- **Task directions**: Filter the records for lines holding the string "this".

- **Data records**:

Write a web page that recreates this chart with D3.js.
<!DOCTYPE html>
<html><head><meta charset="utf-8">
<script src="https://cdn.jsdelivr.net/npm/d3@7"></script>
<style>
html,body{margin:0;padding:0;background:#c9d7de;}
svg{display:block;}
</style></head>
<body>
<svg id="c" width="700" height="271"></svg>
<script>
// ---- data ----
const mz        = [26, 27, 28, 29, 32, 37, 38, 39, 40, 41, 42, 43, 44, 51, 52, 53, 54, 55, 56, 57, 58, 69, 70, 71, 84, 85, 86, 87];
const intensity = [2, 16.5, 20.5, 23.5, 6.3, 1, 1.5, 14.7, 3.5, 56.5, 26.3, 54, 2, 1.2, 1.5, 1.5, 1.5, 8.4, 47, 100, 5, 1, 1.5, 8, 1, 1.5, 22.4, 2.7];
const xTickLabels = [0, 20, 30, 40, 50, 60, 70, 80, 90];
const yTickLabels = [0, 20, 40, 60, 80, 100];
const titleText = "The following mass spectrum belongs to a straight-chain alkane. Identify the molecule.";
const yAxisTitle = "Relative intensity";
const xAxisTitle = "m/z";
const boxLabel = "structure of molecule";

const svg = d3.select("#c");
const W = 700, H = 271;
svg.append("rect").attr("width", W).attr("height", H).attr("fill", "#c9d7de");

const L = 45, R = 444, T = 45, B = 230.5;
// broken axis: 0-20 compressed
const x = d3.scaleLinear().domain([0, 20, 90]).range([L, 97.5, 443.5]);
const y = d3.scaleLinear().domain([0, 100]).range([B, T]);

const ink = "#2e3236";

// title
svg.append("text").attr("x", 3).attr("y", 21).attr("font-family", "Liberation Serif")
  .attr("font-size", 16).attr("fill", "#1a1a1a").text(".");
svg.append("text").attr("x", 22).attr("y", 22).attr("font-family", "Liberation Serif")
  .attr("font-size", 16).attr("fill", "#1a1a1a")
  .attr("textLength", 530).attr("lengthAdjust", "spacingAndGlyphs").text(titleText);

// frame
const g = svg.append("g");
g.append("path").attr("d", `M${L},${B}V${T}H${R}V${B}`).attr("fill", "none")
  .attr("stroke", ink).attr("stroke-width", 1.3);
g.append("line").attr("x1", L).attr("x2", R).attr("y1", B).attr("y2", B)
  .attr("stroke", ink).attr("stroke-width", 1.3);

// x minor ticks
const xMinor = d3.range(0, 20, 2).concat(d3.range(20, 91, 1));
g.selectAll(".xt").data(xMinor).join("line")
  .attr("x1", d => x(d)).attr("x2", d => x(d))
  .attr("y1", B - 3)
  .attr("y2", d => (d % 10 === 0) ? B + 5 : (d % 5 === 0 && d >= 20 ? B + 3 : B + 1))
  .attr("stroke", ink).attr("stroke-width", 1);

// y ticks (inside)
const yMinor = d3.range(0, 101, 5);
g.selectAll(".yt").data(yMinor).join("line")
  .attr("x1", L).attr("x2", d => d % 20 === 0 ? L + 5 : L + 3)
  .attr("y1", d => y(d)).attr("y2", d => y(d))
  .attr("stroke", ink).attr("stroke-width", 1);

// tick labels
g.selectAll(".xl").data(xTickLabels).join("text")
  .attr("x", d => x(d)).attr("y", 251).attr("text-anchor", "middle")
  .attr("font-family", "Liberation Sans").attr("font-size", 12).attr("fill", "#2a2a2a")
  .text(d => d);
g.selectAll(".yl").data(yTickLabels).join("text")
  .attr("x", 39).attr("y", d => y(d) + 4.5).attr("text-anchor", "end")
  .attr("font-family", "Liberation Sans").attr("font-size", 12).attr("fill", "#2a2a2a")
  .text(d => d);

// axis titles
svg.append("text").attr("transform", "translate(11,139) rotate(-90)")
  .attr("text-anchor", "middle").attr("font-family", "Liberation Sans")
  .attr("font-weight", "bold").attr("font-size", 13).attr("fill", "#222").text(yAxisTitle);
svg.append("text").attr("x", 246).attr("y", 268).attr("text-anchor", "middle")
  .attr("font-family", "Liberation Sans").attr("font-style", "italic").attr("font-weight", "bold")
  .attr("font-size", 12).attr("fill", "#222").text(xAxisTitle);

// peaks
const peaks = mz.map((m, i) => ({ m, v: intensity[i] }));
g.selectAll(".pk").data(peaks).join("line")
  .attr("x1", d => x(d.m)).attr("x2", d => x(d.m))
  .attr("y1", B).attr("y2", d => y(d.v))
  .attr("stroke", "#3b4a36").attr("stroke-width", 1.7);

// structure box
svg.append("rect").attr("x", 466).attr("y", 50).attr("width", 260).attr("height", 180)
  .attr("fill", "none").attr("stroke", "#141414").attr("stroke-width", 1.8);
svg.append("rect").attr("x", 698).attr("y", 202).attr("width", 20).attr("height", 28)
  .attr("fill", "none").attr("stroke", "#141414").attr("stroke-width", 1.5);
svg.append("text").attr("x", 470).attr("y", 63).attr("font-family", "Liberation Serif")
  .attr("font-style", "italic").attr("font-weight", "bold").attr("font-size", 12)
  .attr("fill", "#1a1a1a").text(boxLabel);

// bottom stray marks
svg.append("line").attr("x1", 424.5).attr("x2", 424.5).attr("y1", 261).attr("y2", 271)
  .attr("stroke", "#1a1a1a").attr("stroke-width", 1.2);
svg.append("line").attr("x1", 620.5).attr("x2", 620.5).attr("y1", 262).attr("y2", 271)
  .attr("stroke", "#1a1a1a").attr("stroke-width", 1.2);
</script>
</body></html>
...
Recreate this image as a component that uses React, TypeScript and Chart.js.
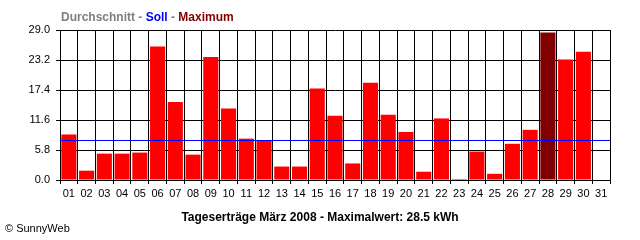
--
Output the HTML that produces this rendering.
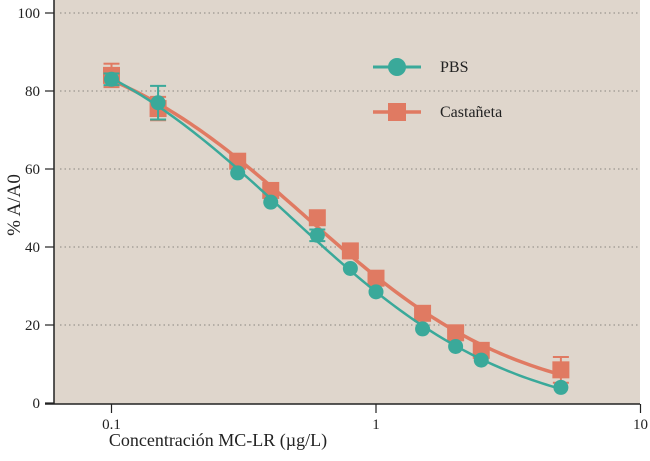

- **Problem solution**:
Write a web page that recreates this chart with D3.js.
Recreate this image as a component that uses React, TypeScript and Chart.js.
Output the HTML that produces this rendering.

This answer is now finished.